Campbell-Howes put Ro Dunbar in touch with Liss who, realising the potential of the collection as an exhibition, contacted Simon Martin, artistic director of Pallant House, who was enthusiastic from the off about having the show in Chichester.

As Martin writes in the foreword to the catalogue, the discovery of ‘unknown’ works is rare: “When it happens it can animate and punctuate a show, bringing freshness and providing new insights into an artist’s working methods and deepening our understanding of their life and work.

“What then, when the entire show is composed of ‘lost works’, not seen in public for decades, if ever?”

Dunbar’s work rarely appeared on the market, until a small collection belonging to a fellow Royal College of Art student and friend, Margaret Goodwin, came up at Diss Auction Rooms a few years ago.

This led to the re-emergence of two major ‘lost’ works depicting the Women’s Land Army during the war, both in the Pallant House show: Milking Practice with Artificial Udders and Men Stooking and Girls Learning to Stook.

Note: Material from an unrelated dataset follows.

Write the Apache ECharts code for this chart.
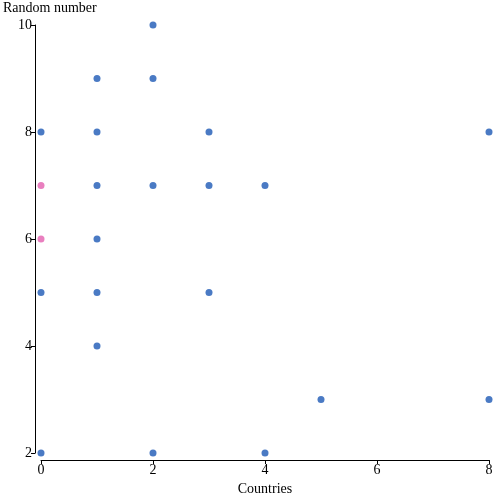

The Pallant House exhibition of more than 80 works shows the breadth of Dunbar’s artistic endeavour, from the war works for which she is best known, through preliminary studies for public commissions, such as the 1933-6 mural scheme at Brockley School, to commercial advertisements and shop signs, and illustrations for various books about gardening and agriculture. Alongside these are some of her larger paintings and a large group of family portraits.

To coincide with the exhibition, Persephone Books will publish a facsimile of Dunbar and Charles Mahoney’s Gardeners’ Choice (1937), with an unpublished preface by Edward Bawden and afterword by Campbell-Howes.